Beijing denies accord breach

PUBLISHED : Tuesday, 24 May, 1994, 12:00am
UPDATED : Tuesday, 24 May, 1994, 12:00am

BEIJING last night reacted swiftly to deny a report by the New York-based Human Rights Watch/Asia containing fresh evidence alleging Chinese officials knowingly violated a Sino-American understanding banning the export of prison-made goods to the United States.

But in denying the report, due to be made public today, authorities confirmed that the Beijing No 2 Prison did sign an agreement with a Beijing factory to subcontract the quality control work of latex medical examination gloves made by the Beijing Latex Factory.

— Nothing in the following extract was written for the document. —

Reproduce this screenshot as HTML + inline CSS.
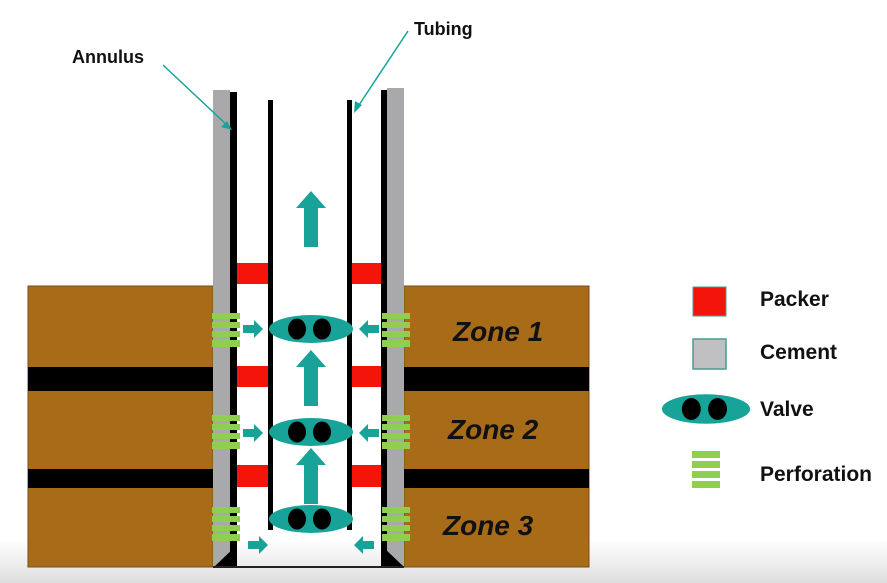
<!DOCTYPE html>
<html><head><meta charset="utf-8"><style>
html,body{margin:0;padding:0;background:#fff}
svg{display:block}
text{font-family:"Liberation Sans",Arial,sans-serif;font-weight:bold;fill:#111}
</style></head><body>
<svg width="887" height="583" viewBox="0 0 887 583" xmlns="http://www.w3.org/2000/svg">
<defs>
<linearGradient id="bg" x1="0" y1="0" x2="0" y2="1">
<stop offset="0" stop-color="#fff"/><stop offset="1" stop-color="#dedede"/>
</linearGradient>
<g id="perf" fill="#8fce4f">
<rect x="0" y="0" width="28" height="6"/><rect x="0" y="9" width="28" height="6"/>
<rect x="0" y="18" width="28" height="6"/><rect x="0" y="27" width="28" height="7"/>
</g>
<g id="valve">
<ellipse cx="0" cy="0" rx="42" ry="14" fill="#17a398"/>
<ellipse cx="-14" cy="0" rx="9" ry="10.5" fill="#000"/>
<ellipse cx="11" cy="0" rx="9" ry="10.5" fill="#000"/>
</g>
<polygon id="bigup" points="0,-28 15,-11 7,-11 7,28 -7,28 -7,-11 -15,-11" fill="#17a398"/>
<polygon id="smr" points="-10,-4 1,-4 1,-9 10,0 1,9 1,4 -10,4" fill="#17a398"/>
</defs>
<rect x="0" y="540" width="887" height="43" fill="url(#bg)"/>
<rect x="28" y="286" width="185" height="281" fill="#a86c19" stroke="#7a4a18" stroke-width="1"/>
<rect x="404" y="286" width="185" height="281" fill="#a86c19" stroke="#7a4a18" stroke-width="1"/>
<rect x="28" y="367" width="185" height="24" fill="#000"/>
<rect x="28" y="469" width="185" height="19" fill="#000"/>
<rect x="404" y="367" width="185" height="24" fill="#000"/>
<rect x="404" y="469" width="185" height="19" fill="#000"/>
<rect x="213" y="90" width="17" height="477" fill="#a9a9ab"/>
<rect x="230" y="92" width="7" height="475" fill="#000"/>
<rect x="387" y="88" width="17" height="479" fill="#a9a9ab"/>
<rect x="381" y="90" width="6" height="477" fill="#000"/>
<polygon points="214,567 237,545 237,567" fill="#000"/>
<polygon points="404,567 381,545 381,567" fill="#000"/>
<rect x="213" y="566" width="191" height="2" fill="#222"/>
<rect x="268" y="100" width="5" height="430" fill="#000"/>
<rect x="347" y="100" width="5" height="430" fill="#000"/>
<rect x="237" y="263" width="31" height="21" fill="#f5140a"/>
<rect x="352" y="263" width="29" height="21" fill="#f5140a"/>
<rect x="237" y="366" width="31" height="21" fill="#f5140a"/>
<rect x="352" y="366" width="29" height="21" fill="#f5140a"/>
<rect x="237" y="465" width="31" height="22" fill="#f5140a"/>
<rect x="352" y="465" width="29" height="22" fill="#f5140a"/>
<use href="#perf" x="212" y="313"/><use href="#perf" x="382" y="313"/>
<use href="#perf" x="212" y="415"/><use href="#perf" x="382" y="415"/>
<use href="#perf" x="212" y="507"/><use href="#perf" x="382" y="507"/>
<use href="#bigup" x="311" y="219"/>
<use href="#bigup" x="311" y="378"/>
<use href="#bigup" x="311" y="476"/>
<use href="#smr" x="253" y="329"/>
<use href="#smr" x="253" y="433"/>
<use href="#smr" x="258" y="545"/>
<use href="#smr" x="369" y="329" transform="rotate(180 369 329)"/>
<use href="#smr" x="369" y="433" transform="rotate(180 369 433)"/>
<use href="#smr" x="364" y="545" transform="rotate(180 364 545)"/>
<use href="#valve" x="311" y="329"/>
<use href="#valve" x="311" y="432"/>
<use href="#valve" x="311" y="519"/>
<text x="72" y="63" font-size="18">Annulus</text>
<text x="414" y="35" font-size="18">Tubing</text>
<line x1="163" y1="65" x2="228" y2="126" stroke="#17a398" stroke-width="1.5"/>
<polygon points="232,130 221,127 227,121" fill="#17a398"/>
<line x1="408" y1="31" x2="357" y2="108" stroke="#17a398" stroke-width="1.5"/>
<polygon points="354,113 355,101 362,105" fill="#17a398"/>
<text x="453" y="341" font-size="28" font-style="italic">Zone 1</text>
<text x="448" y="439" font-size="28" font-style="italic">Zone 2</text>
<text x="443" y="535" font-size="28" font-style="italic">Zone 3</text>
<rect x="693" y="287" width="33" height="29" fill="#f5140a" stroke="#4a9a90" stroke-width="1"/>
<rect x="693" y="339" width="33" height="30" fill="#c0bfc1" stroke="#4a9a90" stroke-width="1.5"/>
<use href="#valve" x="706" y="409" transform="translate(706 409) scale(1.05) translate(-706 -409)"/>
<g fill="#8fce4f">
<rect x="692" y="451" width="28" height="7"/><rect x="692" y="461" width="28" height="7"/>
<rect x="692" y="471" width="28" height="7"/><rect x="692" y="481" width="28" height="7"/>
</g>
<text x="760" y="306" font-size="21">Packer</text>
<text x="760" y="359" font-size="21">Cement</text>
<text x="760" y="416" font-size="21">Valve</text>
<text x="760" y="481" font-size="21">Perforation</text>
</svg>
</body></html>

An unidentified ''responsible official'' of the Ministry of Justice was quoted by Xinhua (the New China News Agency) as saying that although the Beijing No 2 Prison was responsible for the quality control work, the contract signed stated that all the latex gloves examined by the prisoners were for ''domestic sales'' only.

The official also denied an earlier claim by HRW/ Asia that prisoners at the Beijing No 2 Prison faced inhumane treatment and said since physical punishment for prisoners was subject to strict supervision under Chinese laws, abuses did not exist.

Robin Munro, HRW/ Asia spokesman in Hong Kong, last night welcomed the ''confirmation'' by the Chinese official but said his group had ''documentary evidence'' to show that the bulk of the medical gloves were in fact exported to the US.

According to the HRW/ Asia report, an American company, Technical Consulting Trade Co (TCTC) in Illinois, was identified by the human rights watchdog as having imported 100 tonnes of latex medical examination gloves involving the use of prison labour.

The report said the imports, which arrived in five shipments in Long Beach, California, between last October and February, were a contravention of both US laws and a Memorandum of Understanding (MOU) signed by the Chinese and US governments in 1992.

TCTC president Roger Newman is quoted in the report as saying that although he had heard rumours of the involvement of prison labour, he knew nothing of the contract between the Beijing Latex Factory and Beijing No 2 Prison or anything about the conditions in which the prisoners worked.

The Beijing No 2 Prison, according to an earlier report released by HRW/ Asia and another New York-based organisation, Human Rights in China, jailed more than 50 political prisoners who were mostly peaceful ''counter-revolutionary'' dissidents imprisoned after the June 4, 1989, government crackdown.